## Information supplied
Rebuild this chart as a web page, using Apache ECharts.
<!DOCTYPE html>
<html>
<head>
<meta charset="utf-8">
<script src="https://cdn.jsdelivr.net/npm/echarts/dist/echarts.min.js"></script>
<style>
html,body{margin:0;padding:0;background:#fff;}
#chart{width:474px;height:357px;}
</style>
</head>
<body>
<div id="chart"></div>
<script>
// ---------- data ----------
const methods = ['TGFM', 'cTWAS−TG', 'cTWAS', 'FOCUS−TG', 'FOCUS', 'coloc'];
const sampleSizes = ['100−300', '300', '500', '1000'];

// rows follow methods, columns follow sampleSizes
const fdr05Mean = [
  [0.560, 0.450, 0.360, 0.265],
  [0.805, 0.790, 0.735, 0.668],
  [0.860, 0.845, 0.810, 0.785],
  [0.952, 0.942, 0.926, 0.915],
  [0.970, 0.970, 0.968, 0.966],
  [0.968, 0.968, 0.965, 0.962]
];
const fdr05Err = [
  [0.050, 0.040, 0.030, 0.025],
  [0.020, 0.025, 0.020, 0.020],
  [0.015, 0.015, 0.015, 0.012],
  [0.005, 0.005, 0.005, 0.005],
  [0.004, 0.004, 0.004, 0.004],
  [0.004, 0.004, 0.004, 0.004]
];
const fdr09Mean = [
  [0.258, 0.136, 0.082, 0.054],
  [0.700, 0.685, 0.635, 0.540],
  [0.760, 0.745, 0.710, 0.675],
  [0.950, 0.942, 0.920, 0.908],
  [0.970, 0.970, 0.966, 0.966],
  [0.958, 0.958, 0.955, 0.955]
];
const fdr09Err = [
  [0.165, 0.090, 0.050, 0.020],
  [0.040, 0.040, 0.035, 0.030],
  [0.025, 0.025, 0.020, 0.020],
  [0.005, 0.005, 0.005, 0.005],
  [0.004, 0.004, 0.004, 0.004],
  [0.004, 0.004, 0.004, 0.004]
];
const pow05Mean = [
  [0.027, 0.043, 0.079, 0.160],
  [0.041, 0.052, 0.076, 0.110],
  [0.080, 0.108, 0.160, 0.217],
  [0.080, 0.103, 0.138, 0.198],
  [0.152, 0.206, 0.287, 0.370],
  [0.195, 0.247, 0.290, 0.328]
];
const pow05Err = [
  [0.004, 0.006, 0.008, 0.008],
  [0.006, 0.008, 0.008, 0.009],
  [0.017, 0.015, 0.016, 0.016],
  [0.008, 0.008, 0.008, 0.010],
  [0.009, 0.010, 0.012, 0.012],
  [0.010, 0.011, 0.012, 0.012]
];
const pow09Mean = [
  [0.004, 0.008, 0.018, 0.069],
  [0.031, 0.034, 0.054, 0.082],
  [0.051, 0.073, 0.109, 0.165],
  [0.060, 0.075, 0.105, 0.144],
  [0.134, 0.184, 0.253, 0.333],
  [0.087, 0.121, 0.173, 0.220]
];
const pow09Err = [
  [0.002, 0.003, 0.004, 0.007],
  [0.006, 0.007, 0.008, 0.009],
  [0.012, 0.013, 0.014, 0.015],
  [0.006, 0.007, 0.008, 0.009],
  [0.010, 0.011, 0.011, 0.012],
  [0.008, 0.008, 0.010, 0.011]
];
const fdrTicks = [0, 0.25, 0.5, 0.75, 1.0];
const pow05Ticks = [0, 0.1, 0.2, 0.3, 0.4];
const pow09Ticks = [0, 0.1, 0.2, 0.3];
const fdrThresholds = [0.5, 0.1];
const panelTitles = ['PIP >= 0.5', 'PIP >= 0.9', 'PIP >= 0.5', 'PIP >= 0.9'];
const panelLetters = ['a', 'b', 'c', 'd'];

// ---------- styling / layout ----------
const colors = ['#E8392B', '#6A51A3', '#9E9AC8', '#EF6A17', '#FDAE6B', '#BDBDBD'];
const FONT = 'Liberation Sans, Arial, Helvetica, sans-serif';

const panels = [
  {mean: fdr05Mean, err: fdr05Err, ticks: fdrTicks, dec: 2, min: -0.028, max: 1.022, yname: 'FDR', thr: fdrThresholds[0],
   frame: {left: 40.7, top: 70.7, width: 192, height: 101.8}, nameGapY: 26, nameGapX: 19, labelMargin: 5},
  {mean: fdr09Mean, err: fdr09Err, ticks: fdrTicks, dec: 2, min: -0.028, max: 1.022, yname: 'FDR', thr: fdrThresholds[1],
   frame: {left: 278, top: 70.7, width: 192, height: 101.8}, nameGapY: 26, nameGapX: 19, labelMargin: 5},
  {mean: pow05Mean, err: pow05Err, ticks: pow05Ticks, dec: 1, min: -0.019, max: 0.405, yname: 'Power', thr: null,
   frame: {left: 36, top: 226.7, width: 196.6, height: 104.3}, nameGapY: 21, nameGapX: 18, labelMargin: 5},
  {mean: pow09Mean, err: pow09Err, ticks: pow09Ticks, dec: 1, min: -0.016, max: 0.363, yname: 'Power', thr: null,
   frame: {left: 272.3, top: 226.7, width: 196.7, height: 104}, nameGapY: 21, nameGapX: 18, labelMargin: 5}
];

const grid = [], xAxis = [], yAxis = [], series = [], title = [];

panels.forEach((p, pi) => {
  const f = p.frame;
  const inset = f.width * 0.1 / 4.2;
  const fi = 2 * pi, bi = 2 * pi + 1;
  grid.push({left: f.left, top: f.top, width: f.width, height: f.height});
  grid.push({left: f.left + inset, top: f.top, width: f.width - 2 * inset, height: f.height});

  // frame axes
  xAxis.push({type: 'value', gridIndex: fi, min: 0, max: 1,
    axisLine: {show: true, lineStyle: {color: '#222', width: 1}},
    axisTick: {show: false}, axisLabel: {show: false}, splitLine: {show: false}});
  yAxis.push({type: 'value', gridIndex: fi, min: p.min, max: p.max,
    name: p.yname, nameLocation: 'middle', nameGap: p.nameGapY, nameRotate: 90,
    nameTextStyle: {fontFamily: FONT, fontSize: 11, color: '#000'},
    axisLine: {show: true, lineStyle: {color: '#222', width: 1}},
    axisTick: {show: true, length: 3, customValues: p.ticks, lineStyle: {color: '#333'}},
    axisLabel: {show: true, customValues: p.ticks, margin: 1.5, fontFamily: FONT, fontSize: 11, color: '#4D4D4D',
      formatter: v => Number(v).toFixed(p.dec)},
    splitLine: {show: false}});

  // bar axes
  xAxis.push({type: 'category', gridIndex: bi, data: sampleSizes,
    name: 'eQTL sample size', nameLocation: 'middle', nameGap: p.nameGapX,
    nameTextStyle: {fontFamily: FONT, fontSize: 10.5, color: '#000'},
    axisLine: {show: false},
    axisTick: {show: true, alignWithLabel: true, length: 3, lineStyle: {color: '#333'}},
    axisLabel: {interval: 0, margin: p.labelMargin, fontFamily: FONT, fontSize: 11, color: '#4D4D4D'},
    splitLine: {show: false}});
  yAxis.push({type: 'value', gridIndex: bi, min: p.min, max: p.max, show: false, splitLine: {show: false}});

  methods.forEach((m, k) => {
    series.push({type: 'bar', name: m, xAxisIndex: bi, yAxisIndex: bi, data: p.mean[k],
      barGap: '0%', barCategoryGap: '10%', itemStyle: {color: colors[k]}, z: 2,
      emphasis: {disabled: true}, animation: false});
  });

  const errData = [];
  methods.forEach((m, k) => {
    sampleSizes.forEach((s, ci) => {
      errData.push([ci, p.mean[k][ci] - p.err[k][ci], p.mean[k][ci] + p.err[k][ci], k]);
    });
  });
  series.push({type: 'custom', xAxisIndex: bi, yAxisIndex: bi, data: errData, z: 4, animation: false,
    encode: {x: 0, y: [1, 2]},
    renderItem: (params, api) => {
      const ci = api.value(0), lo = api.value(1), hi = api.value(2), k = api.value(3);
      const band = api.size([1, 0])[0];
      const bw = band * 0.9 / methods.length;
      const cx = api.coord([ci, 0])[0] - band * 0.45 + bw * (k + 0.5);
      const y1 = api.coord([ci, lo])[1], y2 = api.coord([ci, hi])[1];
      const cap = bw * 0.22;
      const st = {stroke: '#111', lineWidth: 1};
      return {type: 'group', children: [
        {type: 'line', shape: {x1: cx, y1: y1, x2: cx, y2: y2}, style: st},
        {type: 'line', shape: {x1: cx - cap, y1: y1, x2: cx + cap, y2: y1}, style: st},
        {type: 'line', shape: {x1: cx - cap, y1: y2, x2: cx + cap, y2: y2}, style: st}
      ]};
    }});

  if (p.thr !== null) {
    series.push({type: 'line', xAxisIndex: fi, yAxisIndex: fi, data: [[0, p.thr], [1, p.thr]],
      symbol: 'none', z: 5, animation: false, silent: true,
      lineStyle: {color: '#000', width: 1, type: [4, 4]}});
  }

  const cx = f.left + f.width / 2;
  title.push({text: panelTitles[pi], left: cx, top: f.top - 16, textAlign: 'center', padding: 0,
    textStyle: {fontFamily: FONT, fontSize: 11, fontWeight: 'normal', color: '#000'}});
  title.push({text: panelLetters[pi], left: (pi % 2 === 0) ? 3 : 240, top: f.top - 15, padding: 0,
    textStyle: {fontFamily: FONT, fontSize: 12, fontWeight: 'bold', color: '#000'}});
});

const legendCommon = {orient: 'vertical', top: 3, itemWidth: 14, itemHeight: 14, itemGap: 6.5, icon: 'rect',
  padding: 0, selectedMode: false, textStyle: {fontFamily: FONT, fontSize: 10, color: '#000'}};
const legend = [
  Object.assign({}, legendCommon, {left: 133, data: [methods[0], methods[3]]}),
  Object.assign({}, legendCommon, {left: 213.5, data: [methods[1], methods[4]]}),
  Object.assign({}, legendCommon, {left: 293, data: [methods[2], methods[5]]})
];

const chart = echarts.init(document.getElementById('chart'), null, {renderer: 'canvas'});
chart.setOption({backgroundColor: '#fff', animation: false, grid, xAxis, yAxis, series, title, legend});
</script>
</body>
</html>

## Instructions to follow
Restate the first line and every line after it, word for word, stopping once the line with "const sampleSizes = ['100−300', '300', '500', '1000'];" is done.

## Finished task
Rebuild this chart as a web page, using Apache ECharts.
<!DOCTYPE html>
<html>
<head>
<meta charset="utf-8">
<script src="https://cdn.jsdelivr.net/npm/echarts/dist/echarts.min.js"></script>
<style>
html,body{margin:0;padding:0;background:#fff;}
#chart{width:474px;height:357px;}
</style>
</head>
<body>
<div id="chart"></div>
<script>
// ---------- data ----------
const methods = ['TGFM', 'cTWAS−TG', 'cTWAS', 'FOCUS−TG', 'FOCUS', 'coloc'];
const sampleSizes = ['100−300', '300', '500', '1000'];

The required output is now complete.